The wide range and unquestionable severity of long-term effects for a subset of Covid-19 patients is already well-supported by a number of studies. They experience often unpredictable combinations of symptoms, including chest pain, intermittent fevers, gastrointestinal problems, high blood pressure, depression, anxiety, memory and attention problems, low energy and more.

It’s still unclear exactly how many people who have been infected by the coronavirus will develop long-lasting symptoms, but the number appears substantial. An immunologist at London’s Imperial College told Scientific American in December that his “guesstimate is that we probably have way more than 5 million people on the planet with long Covid.” And as daily global cases remain well over 500,000, even with massive vaccination drives underway, it’s likely that a nontrivial fraction of total patients — some have estimated 2 percent — will develop long-term symptoms.

A long-time employee of self-help guru Tony Robbins’ company, Debbie Kosta, is among them.

After contracting the coronavirus in April 2020, she spent weeks in a medically induced coma, emerging from the hospital with such serious lingering symptoms that she struggled to walk or hold a cellphone. Previously one of Robbins’ company’s most dynamic sales reps, her future at work was now profoundly uncertain.

As evidence about the severity and duration of symptoms that many Covid-19 patients experience continues to mount, questions of reasonable accommodation will confront a substantial number of workers and employers across America.

But she wanted to stay, so she asked for additional time to recover as well as the option to work from home. Both requests were denied by her employer, who instead offered her a severance payment and encouraged her to go on disability, a process that isn’t as simple as it sounds. To qualify for disability would involve a long and onerous process that could take years with little prospect of success, all while consigning her to joblessness with very little money to survive on. (This was the point at which she sought legal counsel, and employment attorneys at our law firm began considering her case; we now represent her.)

Finally, in December — when surging Covid-19 cases across America were setting grim new records — she filed a lawsuit against her former employer. At issue was a basic question: Had the company denied her “reasonable accommodations” — the legal requirement outlined in the seminal 1990 Americans With Disability Act — for her long-haul Covid-19 symptoms?

Her lawsuit is still underway in the courts (and Robbins’ spokeswoman denied to the New York Times in December that Robbins had done anything wrong), but, as evidence about the severity and duration of symptoms that many Covid-19 patients experience continues to mount, variations of this question will confront a substantial number of workers and employers across America in the coming months and years. How we answer them will have decisive economic, moral and medical consequences.

The ADA does not offer an exhaustive list of qualifying disabilities; instead it defines an individual with a disability as someone who has “a physical or mental impairment that substantially limits one or more major life activities; has a record of such an impairment; or is regarded as having such an impairment.” The vagueness of this phrasing is actually a virtue, because it leaves a necessary latitude for discretion and focuses on the level of functional impairment that a given condition creates.

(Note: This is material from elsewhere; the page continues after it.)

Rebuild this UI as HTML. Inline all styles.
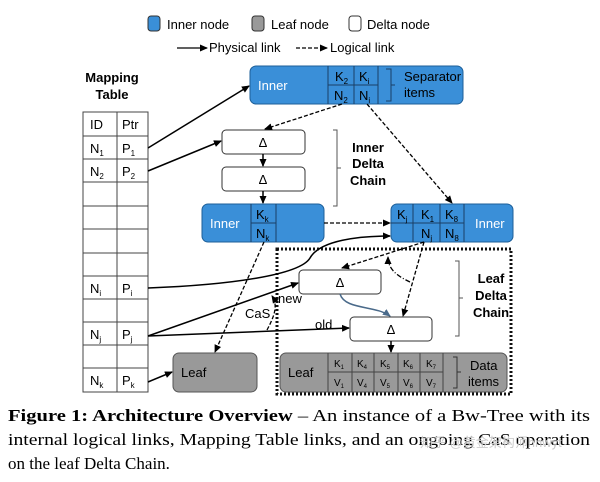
<!DOCTYPE html>
<html><head><meta charset="utf-8"><style>
body{margin:0;background:#fff;width:600px;height:477px;overflow:hidden}
svg text{font-family:"Liberation Sans",sans-serif}
</style></head><body>
<svg width="600" height="477" viewBox="0 0 600 477" xmlns="http://www.w3.org/2000/svg">
<defs>
<marker id="a" markerWidth="8" markerHeight="8" refX="7" refY="4" orient="auto" markerUnits="userSpaceOnUse"><path d="M0,0.5 L8,4 L0,7.5z" fill="#000"/></marker>
<marker id="g" markerWidth="8" markerHeight="8" refX="7" refY="4" orient="auto" markerUnits="userSpaceOnUse"><path d="M0,0.5 L8,4 L0,7.5z" fill="#4a6a8a"/></marker>
</defs>
<!-- legend -->
<rect x="148" y="16" width="12" height="15" rx="3" fill="#3a8fd8" stroke="#333"/>
<text x="167" y="29" font-size="13">Inner node</text>
<rect x="252" y="16" width="12" height="15" rx="3" fill="#999" stroke="#333"/>
<text x="271" y="29" font-size="13">Leaf node</text>
<rect x="349" y="16" width="12" height="15" rx="3" fill="#fff" stroke="#333"/>
<text x="367" y="29" font-size="13">Delta node</text>
<line x1="177" y1="48" x2="207" y2="48" stroke="#000" stroke-width="1.3" marker-end="url(#a)"/>
<text x="209" y="52" font-size="13">Physical link</text>
<line x1="296" y1="48" x2="327" y2="48" stroke="#000" stroke-width="1.3" stroke-dasharray="4,2" marker-end="url(#a)"/>
<text x="330" y="52" font-size="13">Logical link</text>
<!-- mapping table -->
<text x="112" y="82" font-size="13" font-weight="bold" text-anchor="middle">Mapping</text>
<text x="112" y="99" font-size="13" font-weight="bold" text-anchor="middle">Table</text>
<g stroke="#444" fill="none" stroke-width="1">
<rect x="83" y="112" width="65" height="280"/>
<line x1="117" y1="112" x2="117" y2="392"/>
<path d="M83 136H148M83 159H148M83 182H148M83 206H148M83 229H148M83 253H148M83 276H148M83 299H148M83 322H148M83 345H148M83 368H148"/>
</g>
<g font-size="13">
<text x="90" y="129">ID</text><text x="122" y="129">Ptr</text>
<text x="90" y="153">N<tspan font-size="8" dy="3">1</tspan></text><text x="122" y="153">P<tspan font-size="8" dy="3">1</tspan></text>
<text x="90" y="176">N<tspan font-size="8" dy="3">2</tspan></text><text x="122" y="176">P<tspan font-size="8" dy="3">2</tspan></text>
<text x="90" y="293">N<tspan font-size="8" dy="3">i</tspan></text><text x="122" y="293">P<tspan font-size="8" dy="3">i</tspan></text>
<text x="90" y="339">N<tspan font-size="8" dy="3">j</tspan></text><text x="122" y="339">P<tspan font-size="8" dy="3">j</tspan></text>
<text x="90" y="385">N<tspan font-size="8" dy="3">k</tspan></text><text x="122" y="385">P<tspan font-size="8" dy="3">k</tspan></text>
</g>
<!-- top inner -->
<rect x="250" y="66" width="213" height="38" rx="6" fill="#3a8fd8" stroke="#1d5f99"/>
<text x="258" y="90" font-size="13" fill="#fff">Inner</text>
<g stroke="#1a3f66" fill="none"><path d="M328 66V104M354 66V104M378 66V104M328 85H378"/>
<path d="M386 69H391V101H386M391 85H395"/></g>
<g font-size="13"><text x="335" y="81">K<tspan font-size="8" dy="3">2</tspan></text><text x="359" y="81">K<tspan font-size="8" dy="3">i</tspan></text>
<text x="334" y="100">N<tspan font-size="8" dy="3">2</tspan></text><text x="359" y="100">N<tspan font-size="8" dy="3">i</tspan></text>
<text x="404" y="81">Separator</text><text x="404" y="97">items</text></g>
<!-- inner deltas -->
<rect x="222" y="130" width="83" height="24" rx="4" fill="#fff" stroke="#333"/>
<text x="263" y="147" font-size="13" text-anchor="middle">Δ</text>
<rect x="222" y="167" width="83" height="24" rx="4" fill="#fff" stroke="#333"/>
<text x="263" y="184" font-size="13" text-anchor="middle">Δ</text>
<path d="M333 130H337V206H333M337 168H341" stroke="#555" fill="none"/>
<g font-size="13" font-weight="bold" text-anchor="middle"><text x="368" y="152">Inner</text><text x="368" y="168">Delta</text><text x="368" y="185">Chain</text></g>
<!-- inner left -->
<rect x="202" y="204" width="122" height="38" rx="6" fill="#3a8fd8" stroke="#1d5f99"/>
<text x="210" y="228" font-size="13" fill="#fff">Inner</text>
<path d="M251 204V242M276 204V242M251 223H276" stroke="#1a3f66" fill="none"/>
<g font-size="13"><text x="256" y="219">K<tspan font-size="8" dy="3">k</tspan></text><text x="256" y="238">N<tspan font-size="8" dy="3">k</tspan></text></g>
<!-- inner right -->
<rect x="391" y="204" width="122" height="38" rx="6" fill="#3a8fd8" stroke="#1d5f99"/>
<text x="475" y="228" font-size="13" fill="#fff">Inner</text>
<path d="M413 204V242M440 204V242M464 204V242M391 223H464" stroke="#1a3f66" fill="none"/>
<g font-size="13"><text x="397" y="219">K<tspan font-size="8" dy="3">j</tspan></text><text x="421" y="219">K<tspan font-size="8" dy="3">1</tspan></text><text x="445" y="219">K<tspan font-size="8" dy="3">8</tspan></text>
<text x="421" y="238">N<tspan font-size="8" dy="3">j</tspan></text><text x="445" y="238">N<tspan font-size="8" dy="3">8</tspan></text></g>
<!-- dotted box -->
<rect x="277" y="249" width="234" height="145" fill="none" stroke="#111" stroke-width="3" stroke-dasharray="2,2"/>
<!-- leaf deltas -->
<rect x="299" y="270" width="82" height="24" rx="4" fill="#fff" stroke="#333"/>
<text x="340" y="287" font-size="13" text-anchor="middle">Δ</text>
<rect x="350" y="317" width="82" height="24" rx="4" fill="#fff" stroke="#333"/>
<text x="391" y="334" font-size="13" text-anchor="middle">Δ</text>
<path d="M455 261H459V336H455M459 298H463" stroke="#555" fill="none"/>
<g font-size="13" font-weight="bold" text-anchor="middle"><text x="491" y="283">Leaf</text><text x="491" y="300">Delta</text><text x="491" y="317">Chain</text></g>
<!-- leaf bottom -->
<rect x="280" y="353" width="227" height="39" rx="6" fill="#999" stroke="#555"/>
<text x="288" y="377" font-size="13">Leaf</text>
<path d="M328 353V392M352 353V392M374 353V392M398 353V392M420 353V392M443 353V392M328 372H443" stroke="#444" fill="none"/>
<g font-size="10"><text x="334" y="367">K<tspan font-size="6" dy="2">1</tspan></text><text x="357" y="367">K<tspan font-size="6" dy="2">4</tspan></text><text x="380" y="367">K<tspan font-size="6" dy="2">5</tspan></text><text x="403" y="367">K<tspan font-size="6" dy="2">6</tspan></text><text x="426" y="367">K<tspan font-size="6" dy="2">7</tspan></text>
<text x="334" y="386">V<tspan font-size="6" dy="2">1</tspan></text><text x="357" y="386">V<tspan font-size="6" dy="2">4</tspan></text><text x="380" y="386">V<tspan font-size="6" dy="2">5</tspan></text><text x="403" y="386">V<tspan font-size="6" dy="2">6</tspan></text><text x="426" y="386">V<tspan font-size="6" dy="2">7</tspan></text></g>
<path d="M453 357H457V388H453M457 372H461" stroke="#333" fill="none"/>
<g font-size="13"><text x="470" y="370">Data</text><text x="468" y="386">items</text></g>
<!-- left leaf -->
<rect x="173" y="353" width="84" height="39" rx="6" fill="#999" stroke="#555"/>
<text x="181" y="377" font-size="13">Leaf</text>
<!-- arrows -->
<g stroke="#000" stroke-width="1.5" fill="none" marker-end="url(#a)">
<line x1="148" y1="148" x2="249" y2="86"/>
<line x1="148" y1="171" x2="221" y2="141"/>
<line x1="263" y1="154" x2="263" y2="166"/>
<line x1="263" y1="191" x2="263" y2="203"/>
<path d="M148 288C230 285 300 275 310 258C320 240 360 236 390 236"/>
<line x1="148" y1="336" x2="298" y2="283"/>
<line x1="148" y1="336" x2="349" y2="328"/>
<line x1="148" y1="382" x2="172" y2="372"/>
<line x1="391" y1="341" x2="391" y2="352"/>
</g>
<g stroke="#000" stroke-width="1.3" fill="none" stroke-dasharray="4,2" marker-end="url(#a)">
<line x1="342" y1="104" x2="265" y2="129"/>
<line x1="367" y1="104" x2="452" y2="203"/>
<line x1="324" y1="223" x2="390" y2="223"/>
<line x1="264" y1="242" x2="215" y2="352"/>
<line x1="424" y1="242" x2="342" y2="268"/>
<line x1="424" y1="242" x2="403" y2="316"/>
<path d="M267 330C275 315 278 305 272 296"/>
</g>
<path d="M410 282C395 275 388 268 388 257" stroke="#000" stroke-width="1.3" fill="none" stroke-dasharray="5,2,1,2" marker-end="url(#a)"/>
<path d="M340 294C345 310 375 305 390 316" stroke="#4a6a8a" stroke-width="1.5" fill="none" marker-end="url(#g)"/>
<g font-size="13"><text x="278" y="303">new</text><text x="245" y="318">CaS</text><text x="315" y="329">old</text></g>
<!-- caption -->
<g style="font-family:'Liberation Serif',serif" font-size="17">
<text style="font-family:'Liberation Serif',serif" x="8" y="421" textLength="582" lengthAdjust="spacingAndGlyphs"><tspan font-weight="bold">Figure 1: Architecture Overview</tspan> – An instance of a Bw-Tree with its</text>
<text style="font-family:'Liberation Serif',serif" x="8" y="445" textLength="582" lengthAdjust="spacingAndGlyphs">internal logical links, Mapping Table links, and an ongoing CaS operation</text>
<text style="font-family:'Liberation Serif',serif" x="8" y="469">on the leaf Delta Chain.</text>
</g>
<text x="420" y="447" font-size="13" fill="#ccc" style="font-family:'Liberation Sans','Noto Sans CJK SC',sans-serif">知乎 @黄金架构师hnwyt</text>
</svg>
</body></html>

As the pandemic has demonstrated, new pathogens and illnesses can arise quite suddenly, and some of them produce debilitating and long-lasting consequences. Any finite list of qualifying disabilities built into the act would have long ago been seen as incomplete.

Offering reasonable accommodations to workers struggling to recover from Covid-19 not only shows understanding and humanity, it also helps the economy.

Plus, deciding what constitutes a reasonable accommodation for an employee — like the question of what defines a disability — requires a nuanced consideration of the details of their work. Allowing a flexible work schedule, changing or improving the physical accessibility of the workspace, reorganizing and reassigning duties and sometimes allowing service animals at work are all generally recognized as reasonable accommodations.

But the growing trend toward remote work — which many predict will be a permanent shift post-pandemic — may shift our very concept of what is reasonable by making the ability to work flexible hours from home a given to which additional accommodations are added, rather than a significant accommodation in itself.

All of this presents employers of all sizes across America with a vital opportunity: Offering reasonable accommodations to workers struggling to recover from Covid-19 not only shows understanding and humanity at a moment of great national suffering, it also helps the economy regain its previous strength and health.

Still, it took both private employers and public agencies far too long to recognize that Lyme disease — which medical professionals increasingly admit resembles Covid-19 in the variety and complexity of its manifestations — can be a genuinely debilitating ailment. And, sadly, there are already influential media organizations trying to dismiss the severity of long-term Covid-19 symptoms and situate the issue within America’s ever-broadening culture wars. This is a mistake.

While the medical evidence must be decided on scientific grounds, it’s insulting to suggest that thousands of people are simply lying about their symptoms as a bid to win unemployment or even more difficult to obtain disability benefits. There’s a clear legal and ethical imperative to take seriously the suffering of those waging these grueling long-term battles with the coronavirus. That means helping them get back to work in whatever ways make the most sense, given their particular jobs and their particular symptoms.